Era uma menina. Só fora menstruada uma vez. “Nem tinha noção de casamento”. Mas casou-se em menos de um ai. E, volvidos nove meses, pariu o primeiro filho. “Foi tira e queda!” Continua casada com o mesmo homem. “Eu tenho 47 anos e ele 51. Sou a mulher mais feliz da vida. Graças a Deus, ele não bebe, não fuma e não sai de casa; eu bebo, eu fumo, eu saio de casa e ele não diz nada!”

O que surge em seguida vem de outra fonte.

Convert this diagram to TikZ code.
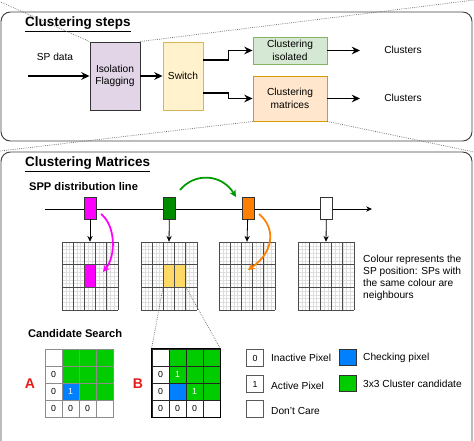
\documentclass[tikz,border=0pt]{standalone}
\usepackage{fontspec}
\setmainfont{Liberation Sans}
\usetikzlibrary{arrows.meta}

\definecolor{isofill}{HTML}{E1D5E7}
\definecolor{swfill}{HTML}{FFF2CC}
\definecolor{swdraw}{HTML}{D6B656}
\definecolor{cisofill}{HTML}{D5E8D4}
\definecolor{cisodraw}{HTML}{82B366}
\definecolor{cmatfill}{HTML}{FFE6CC}
\definecolor{cmatdraw}{HTML}{D79B00}
\definecolor{sppgreen}{HTML}{008A00}
\definecolor{sppmagenta}{HTML}{FF00FF}
\definecolor{spporange}{HTML}{FF8000}
\definecolor{cellyellow}{HTML}{FFD966}
\definecolor{cellgreen}{HTML}{00CC00}
\definecolor{cellblue}{HTML}{0080FF}
\definecolor{labelred}{HTML}{E51A1A}

\begin{document}
\begin{tikzpicture}[
    x=0.03cm,
    y=-0.03cm,
    panel/.style={draw=black!75, line width=0.8pt, rounded corners=8pt},
    zoomline/.style={black!60, densely dotted, line width=0.6pt},
    flow/.style={black, line width=1.3pt, -{Stealth[length=7pt,width=6.5pt]}},
    thinflow/.style={black, line width=0.7pt, -{Stealth[length=5pt,width=4.5pt]}},
    curl/.style={line width=1.5pt, -{Stealth[length=6pt,width=6pt]}},
    block/.style={draw, line width=0.8pt, align=center, inner sep=0pt,
                  font=\fontsize{8.7}{10.6}\selectfont},
    paneltitle/.style={anchor=west, font=\fontsize{11.5}{13}\selectfont\bfseries},
    subtitle/.style={anchor=west, font=\fontsize{9.5}{11}\selectfont\bfseries},
    plain/.style={font=\fontsize{8.7}{10.3}\selectfont},
    sppbox/.style={draw=black!80, line width=0.7pt, minimum width=0.36cm, minimum height=0.66cm, inner sep=0pt},
    minorline/.style={black!13, line width=0.3pt},
    majorline/.style={black!70, line width=0.7pt},
    cell/.style={minimum size=0.51cm, inner sep=0pt, font=\fontsize{7.5}{8}\selectfont},
    legendbox/.style={draw=black!65, line width=0.6pt, minimum size=0.49cm, inner sep=0pt,
                      font=\fontsize{7.5}{8}\selectfont}
]

\useasboundingbox (0,0) rectangle (474,440);

% =========================================================
% PARAMETERS
% =========================================================

\def\gw{56}   % grid width
\def\gh{68}   % grid height
\def\gtop{242}
\def\mtop{349}
\def\xA{45}
\def\xB{152}

% =========================================================
% CLUSTERING STEPS
% =========================================================

\draw[panel] (1,12) rectangle (472,141);
\node[paneltitle] (steps) at (21,24) {\underline{Clustering steps}};

% Blocks
\node[block, fill=isofill, draw=black!80, minimum width=1.5cm, minimum height=2.04cm]
    (iso) at (115,76) {Isolation\\Flagging};
\node[block, fill=swfill, draw=swdraw, minimum width=1.2cm, minimum height=2.04cm]
    (sw) at (183,76) {Switch};
\node[block, fill=cisofill, draw=cisodraw, minimum width=2.22cm, minimum height=0.81cm]
    (ciso) at (290,50.5) {Clustering\\isolated};
\node[block, fill=cmatfill, draw=cmatdraw, minimum width=2.22cm, minimum height=1.35cm]
    (cmat) at (290,98.5) {Clustering\\matrices};

% Labels
\node[plain] (spdata) at (55,57) {SP data};
\node[plain] (clus1) at (403,50) {Clusters};
\node[plain] (clus2) at (403,98) {Clusters};

\coordinate (in) at (28,76);
\coordinate (out1) at (360,50.5);
\coordinate (out2) at (360,98.5);

% Arrows
\draw[flow] (in) -- (iso);
\draw[flow] (iso) -- (sw);
\draw[flow] ([yshift=0.48cm]sw.east) -- ++(25,0) |- (ciso.west);
\draw[flow] ([yshift=-0.51cm]sw.east) -- ++(25,0) |- (cmat.west);
\draw[flow] (ciso) -- (out1);
\draw[flow] (cmat) -- (out2);

% Zoom lines
\coordinate (ztl) at (-4,0);
\coordinate (ztr) at (474,0);
\coordinate (zbl) at (0,151);
\coordinate (zbr) at (474,152);
\draw[zoomline] (ztl) -- (iso.north west);
\draw[zoomline] (iso.north east) -- (ztr);
\draw[zoomline] (cmat.south west) -- (zbl);
\draw[zoomline] (cmat.south east) -- (zbr);

% =========================================================
% CLUSTERING MATRICES
% =========================================================

\draw[panel] (1,152) rectangle (472,452);
\node[paneltitle] (matr) at (21,164) {\underline{Clustering Matrices}};
\node[subtitle] (sppl) at (25,187) {SPP distribution line};

% Distribution line
\coordinate (lstart) at (45,209);
\coordinate (lend) at (372,209);
\draw[thinflow] (lstart) -- (lend);

\foreach \c/\x [count=\i] in {sppmagenta/90, sppgreen/169.5, spporange/248, white/326.5}
    \node[sppbox, fill=\c] (spp\i) at (\x,208) {};

% Grids
\foreach \x [count=\i] in {90,169,247,326} {
    \node[minimum width=1.68cm, minimum height=2.04cm, inner sep=0pt] (grid\i) at (\x,276) {};
    \foreach \k in {1,...,14}
        \draw[minorline] (\x-28+\k*\gw/15,\gtop) -- ++(0,\gh);
    \foreach \k in {1,...,17}
        \draw[minorline] (\x-28,\gtop+\k*\gh/18) -- ++(\gw,0);
    \draw[thinflow] (spp\i) -- (grid\i.north);
}

\node[fill=sppmagenta, minimum width=0.336cm, minimum height=0.68cm, inner sep=0pt]
    (mcell) at (90,276) {};
\node[fill=cellyellow, draw=black!80, line width=0.8pt, minimum width=0.672cm,
    minimum height=0.68cm, inner sep=0pt] (ycell) at (174.6,276) {};

\foreach \x in {90,169,247,326} {
    \foreach \k in {0,...,5}
        \draw[majorline] (\x-28+\k*\gw/5,\gtop) -- ++(0,\gh);
    \foreach \k in {0,...,3}
        \draw[majorline] (\x-28,\gtop+\k*\gh/3) -- ++(\gw,0);
}

% Curved arrows
\coordinate (m0) at (101,214);
\coordinate (m1) at (103,272);
\coordinate (g0) at (180,190);
\coordinate (g1) at (236,197);
\coordinate (o0) at (259,214);
\coordinate (o1) at (248,270);
\draw[curl, sppmagenta] (m0) .. controls (116,226) and (116,256) .. (m1);
\draw[curl, green!60!black] (g0) .. controls (195,172) and (222,174) .. (g1);
\draw[curl, spporange] (o0) .. controls (276,228) and (274,252) .. (o1);

\node[plain, anchor=north west, align=left, inner sep=0pt] (note) at (363,255)
    {Colour represents the\\SP position: SPs with\\the same colour are\\neighbours};

% =========================================================
% CANDIDATE SEARCH
% =========================================================

\node[subtitle] (cand) at (24,334) {Candidate Search};

% Matrix A
\foreach \r/\c/\f/\t/\tc in {1/1/white/{}/black, 1/2/cellgreen/{}/black, 1/3/cellgreen/{}/black, 1/4/cellgreen/{}/black,
    2/1/white/0/black, 2/2/cellgreen/{}/black, 2/3/cellgreen/{}/black, 2/4/cellgreen/{}/black,
    3/1/white/0/black, 3/2/cellblue/1/white, 3/3/cellgreen/{}/black, 3/4/cellgreen/{}/black,
    4/1/white/0/black, 4/2/white/0/black, 4/3/white/0/black, 4/4/white/{}/black}
    \node[cell, fill=\f, text=\tc, draw=black!45, line width=0.5pt]
        (a\r\c) at (\xA+\c*17-8.5,\mtop+\r*17-8.5) {\t};

% Matrix B
\foreach \r/\c/\f/\t/\tc in {1/1/white/{}/black, 1/2/cellgreen/{}/black, 1/3/cellgreen/{}/black, 1/4/cellgreen/{}/black,
    2/1/white/0/black, 2/2/cellgreen/1/white, 2/3/cellgreen/{}/black, 2/4/cellgreen/{}/black,
    3/1/white/0/black, 3/2/cellblue/{}/black, 3/3/cellgreen/1/white, 3/4/cellgreen/{}/black,
    4/1/white/0/black, 4/2/white/0/black, 4/3/white/0/black, 4/4/white/{}/black}
    \node[cell, fill=\f, text=\tc, draw=black!85, line width=0.7pt]
        (b\r\c) at (\xB+\c*17-8.5,\mtop+\r*17-8.5) {\t};
\draw[black, line width=1.2pt] (b11.north west) rectangle (b44.south east);

\node[text=labelred, font=\fontsize{12}{14}\selectfont\bfseries] (labA) at (30,384) {A};
\node[text=labelred, font=\fontsize{12}{14}\selectfont\bfseries] (labB) at (138,384) {B};

% Zoom into B
\draw[zoomline] (ycell.south west) -- (b11.north west);
\draw[zoomline] (ycell.south east) -- (b14.north east);

% Legend
\node[legendbox] (l0) at (255,358) {0};
\node[legendbox] (l1) at (255,384) {1};
\node[legendbox] (ldc) at (255,409) {};
\node[plain, anchor=west] (t0) at (267,358) {Inactive Pixel};
\node[plain, anchor=west] (t1) at (267,386) {Active Pixel};
\node[plain, anchor=west] (tdc) at (267,411) {Don't Care};

\node[legendbox, fill=cellblue, draw=black!80] (lb) at (348,357.5) {};
\node[legendbox, fill=cellgreen, draw=black!80] (lg) at (348,383.5) {};
\node[plain, anchor=west] (tb) at (359,358) {Checking pixel};
\node[plain, anchor=west] (tg) at (359,384) {3x3 Cluster candidate};

\end{tikzpicture}
\end{document}
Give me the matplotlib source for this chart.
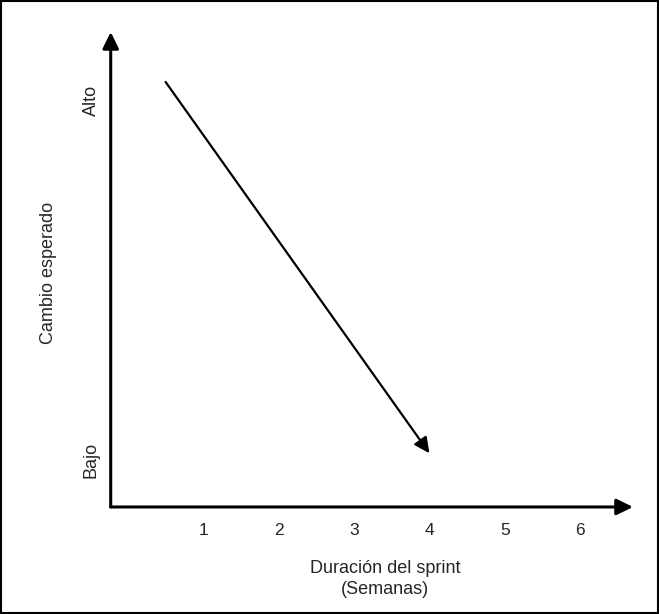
import matplotlib
matplotlib.use("Agg")
import matplotlib.pyplot as plt
from matplotlib.patches import Rectangle

plt.rcParams['font.family'] = ['Liberation Sans', 'DejaVu Sans']

# Data
x_ticks = [1, 2, 3, 4, 5, 6]
x_tick_labels = ['1', '2', '3', '4', '5', '6']
y_ticks = [1, 9]
y_tick_labels = ['Bajo', 'Alto']
trend_x = [0.5, 4.0]
trend_y = [9.4, 1.15]

TXT = '#262626'
head = '-|>,head_length=0.55,head_width=0.27'

fig = plt.figure(figsize=(6.59, 6.14), dpi=100)
ax = fig.add_axes([0.168, 0.1743, 0.7925, 0.7736])
ax.set_xlim(-0.228, 6.70)
ax.set_ylim(-0.044, 10.51)

for s in ax.spines.values():
    s.set_visible(False)

# axis arrows
ax.annotate('', xy=(1.0, 0), xytext=(0, 0), xycoords='axes fraction',
            arrowprops=dict(arrowstyle=head, lw=2.2, color='black',
                            mutation_scale=18, shrinkA=0, shrinkB=0))
ax.annotate('', xy=(0, 1.0), xytext=(0, 0), xycoords='axes fraction',
            arrowprops=dict(arrowstyle=head, lw=2.2, color='black',
                            mutation_scale=18, shrinkA=0, shrinkB=0))

# trend arrow
ax.annotate('', xy=(trend_x[1], trend_y[1]), xytext=(trend_x[0], trend_y[0]),
            arrowprops=dict(arrowstyle=head, lw=1.6, color='black',
                            mutation_scale=17, shrinkA=0, shrinkB=0))

ax.set_xticks(x_ticks, x_tick_labels)
ax.set_yticks(y_ticks, y_tick_labels)
ax.tick_params(axis='x', length=0, pad=11.5, labelsize=12.5, colors=TXT)
ax.tick_params(axis='y', length=0, pad=8, labelsize=13, colors=TXT)
for lbl in ax.get_yticklabels():
    lbl.set_rotation(90)
    lbl.set_va('center')

ax.set_xlabel('Duración del sprint\n(Semanas)', fontsize=13, color=TXT,
              linespacing=1.3)
ax.xaxis.set_label_coords(0.525, -0.152)
ax.xaxis.label.set_va('center')
ax.set_ylabel('Cambio esperado', fontsize=13, color=TXT)
ax.yaxis.set_label_coords(-0.12, 0.493)
ax.yaxis.label.set_va('center')

fig.patches.append(Rectangle((0.001, 0.001), 0.997, 0.997, transform=fig.transFigure,
                             fill=False, edgecolor='black', linewidth=1.5))

fig.savefig('out.png', dpi=100)
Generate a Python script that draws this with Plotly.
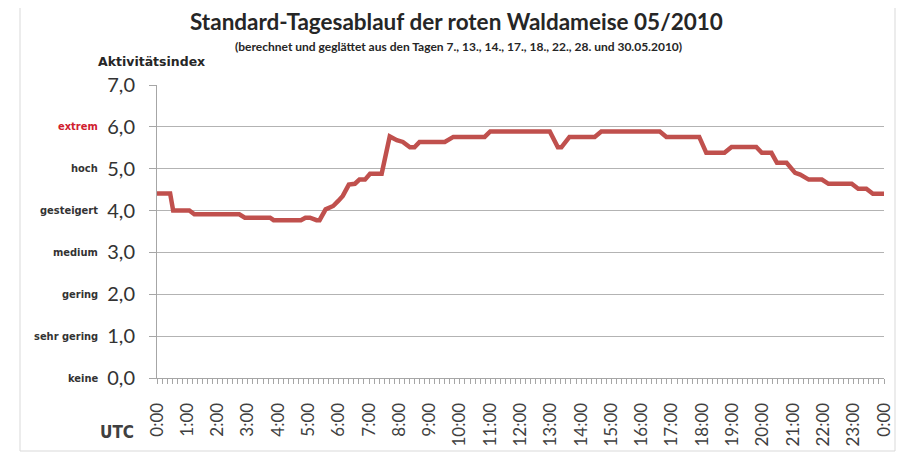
import plotly.graph_objects as go

# ---- data ----
time_min = [0, 26, 32, 64, 74, 163, 174, 224, 231, 285, 294, 303, 316, 322, 334, 349, 359, 368,
            380, 392, 401, 412, 422, 445, 461, 475, 487, 501, 510, 520, 570, 587, 649, 660,
            778, 794, 801, 817, 867, 880, 996, 1009, 1074, 1078, 1088, 1124, 1138, 1187, 1198,
            1217, 1228, 1247, 1264, 1274, 1291, 1317, 1330, 1376, 1389, 1405, 1418, 1440]
activity = [4.41, 4.41, 4.00, 4.00, 3.91, 3.91, 3.83, 3.83, 3.77, 3.77, 3.83, 3.83, 3.77, 3.77,
            4.03, 4.11, 4.23, 4.35, 4.62, 4.64, 4.74, 4.74, 4.88, 4.88, 5.77, 5.68, 5.64, 5.51,
            5.51, 5.64, 5.64, 5.76, 5.76, 5.89, 5.89, 5.51, 5.51, 5.76, 5.76, 5.89, 5.89, 5.76,
            5.76, 5.65, 5.38, 5.38, 5.52, 5.52, 5.38, 5.38, 5.14, 5.14, 4.90, 4.86, 4.74, 4.74,
            4.64, 4.64, 4.52, 4.52, 4.40, 4.40]

hour_ticks = [0, 1, 2, 3, 4, 5, 6, 7, 8, 9, 10, 11, 12, 13, 14, 15, 16, 17, 18, 19, 20, 21, 22, 23, 24]
hour_labels = ["0:00", "1:00", "2:00", "3:00", "4:00", "5:00", "6:00", "7:00", "8:00", "9:00",
               "10:00", "11:00", "12:00", "13:00", "14:00", "15:00", "16:00", "17:00", "18:00",
               "19:00", "20:00", "21:00", "22:00", "23:00", "0:00"]
y_ticks = [0, 1, 2, 3, 4, 5, 6, 7]
y_labels = ["0,0", "1,0", "2,0", "3,0", "4,0", "5,0", "6,0", "7,0"]
level_names = ["keine", "sehr gering", "gering", "medium", "gesteigert", "hoch", "extrem"]

title = "Standard-Tagesablauf der roten Waldameise 05/2010"
subtitle = "(berechnet und geglättet aus den Tagen 7., 13., 14., 17., 18., 22., 28. und 30.05.2010)"

# ---- layout geometry (window pixels; page body has an 8px margin) ----
OFF = 8
W, H = 904 - OFF, 453 - OFF
L, R, T, B = 157, 884, 85, 378


def px_x(x):
    return (x - L) / (R - L)


def px_y(y):
    return (B - y) / (B - T)


fig = go.Figure()
fig.add_trace(go.Scatter(
    x=[m / 60 for m in time_min], y=activity, mode="lines",
    line=dict(color="#C0504D", width=4.5), hoverinfo="skip", showlegend=False))

axis_grey = "#a6a6a6"
fig.update_layout(
    width=W, height=H,
    margin=dict(l=L - OFF, r=(W + OFF) - R, t=T - OFF, b=(H + OFF) - B, autoexpand=False),
    paper_bgcolor="white", plot_bgcolor="white",
    showlegend=False,
    xaxis=dict(range=[0, 24], tickvals=hour_ticks, ticktext=hour_labels, tickangle=-90,
               ticks="outside", ticklen=5, tickcolor=axis_grey, showline=True,
               linecolor=axis_grey, linewidth=1, showgrid=False, zeroline=False,
               minor=dict(dtick=1 / 6, tick0=0, ticks="outside", ticklen=5,
                          tickcolor=axis_grey, showgrid=False),
               ticklabelstandoff=12,
               tickfont=dict(family="Lato", size=17, color="#404040"), fixedrange=True),
    yaxis=dict(range=[0, 7], tickvals=y_ticks, ticktext=y_labels, ticks="outside",
               ticklen=7, tickcolor=axis_grey, showline=True, linecolor=axis_grey,
               linewidth=1, gridcolor="#b3b3b3", gridwidth=1, zeroline=False,
               ticklabelstandoff=10,
               tickfont=dict(family="Lato", size=20, color="#333333"), fixedrange=True),
)

ann = []
ann.append(dict(text="<b>" + title + "</b>", xref="paper", yref="paper",
                x=px_x(456), y=px_y(22), xanchor="center", yanchor="middle", showarrow=False,
                font=dict(family="Lato", size=22.5, color="#262626")))
ann.append(dict(text="<b>" + subtitle + "</b>", xref="paper", yref="paper",
                x=px_x(458), y=px_y(46), xanchor="center", yanchor="middle", showarrow=False,
                font=dict(family="Lato", size=12, color="#262626")))
ann.append(dict(text="<b>Aktivitätsindex</b>", xref="paper", yref="paper",
                x=px_x(151), y=px_y(62), xanchor="center", yanchor="middle", showarrow=False,
                font=dict(family="DejaVu Sans", size=12.5, color="#262626")))
for i, name in enumerate(level_names):
    ann.append(dict(text="<b>" + name + "</b>", xref="paper", yref="y",
                    x=px_x(100), y=y_ticks[i], xanchor="right", yanchor="middle",
                    showarrow=False,
                    font=dict(family="DejaVu Sans Condensed", size=11,
                              color="#d0202e" if name == "extrem" else "#333333")))
ann.append(dict(text="<b>UTC</b>", xref="paper", yref="paper",
                x=px_x(136), y=px_y(432), xanchor="right", yanchor="middle", showarrow=False,
                font=dict(family="DejaVu Sans Condensed", size=17, color="#404040")))
fig.update_layout(annotations=ann)

fig.add_shape(type="rect", xref="paper", yref="paper",
              x0=px_x(20), x1=px_x(895), y0=px_y(451), y1=px_y(4),
              line=dict(color="#d9d9d9", width=1), fillcolor="rgba(0,0,0,0)", layer="below")

fig.write_html("out.html", config={"displayModeBar": False})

Passaram muita privação. No início, não tinham nem um banco para se sentarem. Só uma cama num quartinho emprestado. O marido trabalhava na roça. “Ainda trabalha.” Os fazendeiros pagavam mal. “Ainda pagam.” Conhece bem os valores praticados na região. “Vinte e cinco reais a diária sem almoço e sem merenda. Com almoço e com merenda só é 20.” Para que dá? “Ele cria porco também, assim para ajudar… Cria galinha. Gosta de pescar. Tem dois burros, duas carroças. O pessoal precisa de voltar uma terra, ele vai lá.”